0

I simply need to know when the user starts talking into the microphone. I will not be doing any speech processing or anything fancy, just detect when the microphone has picked up anything. I've been looking for an hour now and can't find anything as simple as that. Can somebody point me in the right direction?

Update 1

I apologise for how late this is; I have been having connectivity issues. Here's the code I've been using:

override func viewDidLoad() {
    super.viewDidLoad()
    // Do any additional setup after loading the view, typically from a nib.

    let audioEngine = AVAudioEngine()
    let inputNode = audioEngine.inputNode
    let bus = 0
    inputNode.installTapOnBus(bus, bufferSize: 8192, format:inputNode.inputFormatForBus(bus)) {
        (buffer: AVAudioPCMBuffer!, time: AVAudioTime!) -> Void in
        println("Speech detected.")
    }

    audioEngine.prepare()
    audioEngine.startAndReturnError(nil)

}
Youssef Moawad
  • 2,636
  • 5
  • 24
  • 46
  • Here is a Tutorial: http://www.whatsoniphone.com/blog/tutorial-detecting-when-a-user-blows-into-the-mic/ – LoVo Mar 06 '15 at 09:10
  • Post some code as to what you've tried – Bamsworld Mar 06 '15 at 21:58
  • Thank you for updating your question. How many times does the block get called after you start the engine? What is meant to happen, is that the block continuously gets passed in buffers of audio data along with a timestamp. It is up to you to then read the buffers, to help determine how you interpret the data, and make the assumption of whether or not some predetermined event has occurred. – Bamsworld Mar 15 '15 at 04:03
  • @Bamsworld The block is called just two times right when the application starts, and not anymore. Also, I do not need to read the buffers. I do something that is independent of the sound detected, every time ANY sound is detected. – Youssef Moawad Mar 15 '15 at 12:46
  • see answer here: https://stackoverflow.com/questions/27846392/access-microphone-from-a-browser-javascript – Z80 Apr 30 '20 at 14:18

1 Answers1

0

The callback you're passing to installTapOnBus will be called with every audio block coming from the mic. The code above detects that your app has started listening -- to silence or anything else -- not whether someone is speaking into the mic.

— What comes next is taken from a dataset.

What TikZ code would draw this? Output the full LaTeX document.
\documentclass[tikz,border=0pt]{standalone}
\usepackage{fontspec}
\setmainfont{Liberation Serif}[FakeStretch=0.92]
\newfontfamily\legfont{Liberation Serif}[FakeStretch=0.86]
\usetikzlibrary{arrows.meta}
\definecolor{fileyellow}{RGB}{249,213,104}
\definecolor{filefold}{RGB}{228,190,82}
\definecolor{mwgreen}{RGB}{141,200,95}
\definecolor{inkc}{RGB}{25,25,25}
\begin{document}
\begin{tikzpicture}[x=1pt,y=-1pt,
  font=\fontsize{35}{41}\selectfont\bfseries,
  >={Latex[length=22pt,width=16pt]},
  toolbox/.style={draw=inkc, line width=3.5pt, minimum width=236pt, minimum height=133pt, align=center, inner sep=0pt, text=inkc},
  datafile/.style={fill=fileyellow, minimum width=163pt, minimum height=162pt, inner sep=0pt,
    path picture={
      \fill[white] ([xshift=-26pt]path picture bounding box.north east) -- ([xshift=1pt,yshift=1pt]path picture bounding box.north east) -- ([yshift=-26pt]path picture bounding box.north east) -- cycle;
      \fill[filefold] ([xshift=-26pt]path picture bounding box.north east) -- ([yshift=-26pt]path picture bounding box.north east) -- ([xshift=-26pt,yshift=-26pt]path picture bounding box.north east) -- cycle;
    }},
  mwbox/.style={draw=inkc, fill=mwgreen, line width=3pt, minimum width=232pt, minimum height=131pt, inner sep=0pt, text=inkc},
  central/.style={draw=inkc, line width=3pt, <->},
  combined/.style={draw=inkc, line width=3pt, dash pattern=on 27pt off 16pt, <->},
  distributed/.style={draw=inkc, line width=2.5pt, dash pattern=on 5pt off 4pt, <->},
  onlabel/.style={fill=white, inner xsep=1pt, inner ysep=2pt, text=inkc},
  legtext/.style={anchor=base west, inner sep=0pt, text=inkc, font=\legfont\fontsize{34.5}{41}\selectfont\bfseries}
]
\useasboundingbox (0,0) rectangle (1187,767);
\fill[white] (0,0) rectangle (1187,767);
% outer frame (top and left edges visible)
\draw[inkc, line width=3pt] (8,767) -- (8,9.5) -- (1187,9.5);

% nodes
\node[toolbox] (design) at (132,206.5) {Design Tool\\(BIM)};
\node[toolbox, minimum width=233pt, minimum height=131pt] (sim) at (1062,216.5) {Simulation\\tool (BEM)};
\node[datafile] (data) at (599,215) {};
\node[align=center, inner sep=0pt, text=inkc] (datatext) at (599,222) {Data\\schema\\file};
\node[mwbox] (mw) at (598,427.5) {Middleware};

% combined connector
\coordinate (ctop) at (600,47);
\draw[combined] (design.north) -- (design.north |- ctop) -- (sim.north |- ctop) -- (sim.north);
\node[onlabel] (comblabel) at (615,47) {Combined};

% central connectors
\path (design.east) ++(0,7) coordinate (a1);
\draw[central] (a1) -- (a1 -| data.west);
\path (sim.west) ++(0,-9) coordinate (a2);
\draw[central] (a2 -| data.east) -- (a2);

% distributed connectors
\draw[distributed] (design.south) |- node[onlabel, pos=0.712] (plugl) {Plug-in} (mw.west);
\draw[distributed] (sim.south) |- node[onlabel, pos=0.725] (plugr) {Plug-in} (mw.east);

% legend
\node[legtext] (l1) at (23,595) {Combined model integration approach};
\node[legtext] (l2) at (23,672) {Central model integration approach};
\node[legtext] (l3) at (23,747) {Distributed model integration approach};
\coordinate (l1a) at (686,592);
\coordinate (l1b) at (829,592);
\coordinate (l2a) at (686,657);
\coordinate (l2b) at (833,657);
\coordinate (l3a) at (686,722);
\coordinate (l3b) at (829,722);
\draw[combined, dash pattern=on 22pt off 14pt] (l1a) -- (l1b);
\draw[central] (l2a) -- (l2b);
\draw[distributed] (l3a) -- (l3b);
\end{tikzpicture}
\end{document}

In order to actually identify the start of speech you would need to look at the data in the buffer.

A simple version of this is similar to an audio noise gate used in PA systems: Pick an amplitude threshold and a duration threshold and once both are met you call it speech. Because phones, mics, and environments all vary you will probably need to adaptively determine an amplitude threshold to get good performance.

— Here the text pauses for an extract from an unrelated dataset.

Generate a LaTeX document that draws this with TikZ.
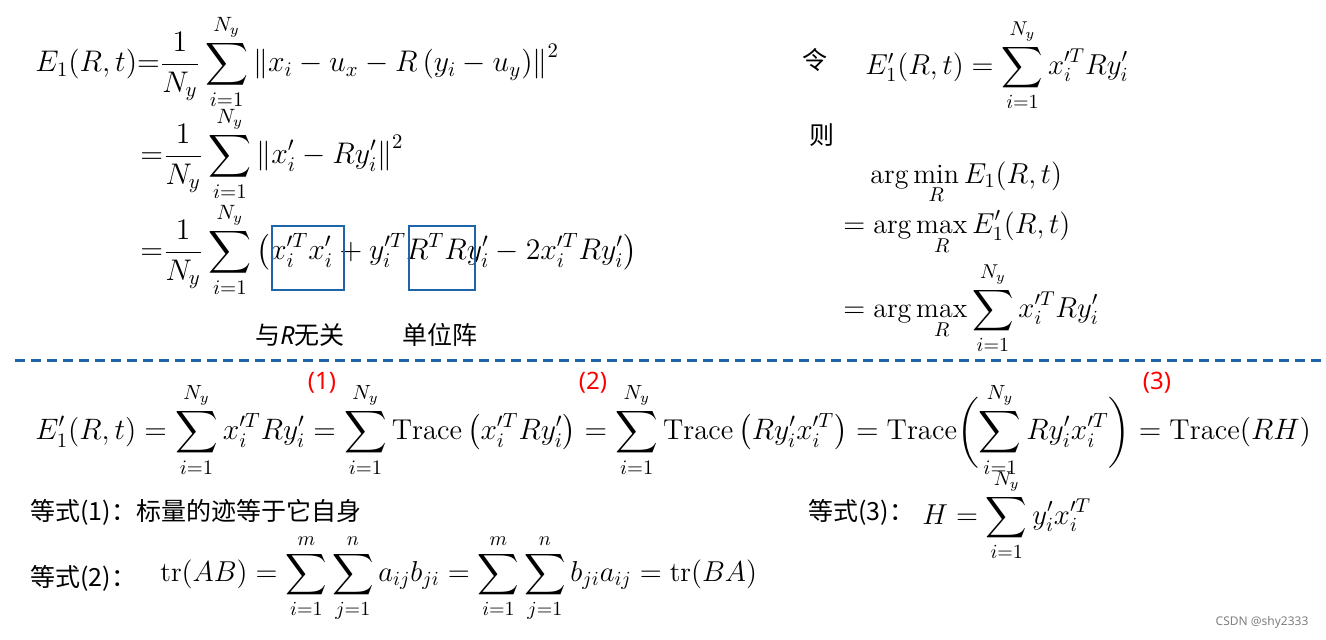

Even with an adaptive threshold, sustained loud sounds will still be considered "speech". If you need to weed those out too then you'll want to look at some sort of frequency analysis (e.g., FFT) and identify sufficient amplitude and variation over time in speech frequencies. Or you could pass the buffers to the speech recognition engine (e.g., SFSpeechRecognizer) and see whether it recognizes anything, hence piggybacking on Apple's signal processing work. But that's pretty heavyweight if you do it often.

Jason Campbell
  • 424
  • 4
  • 10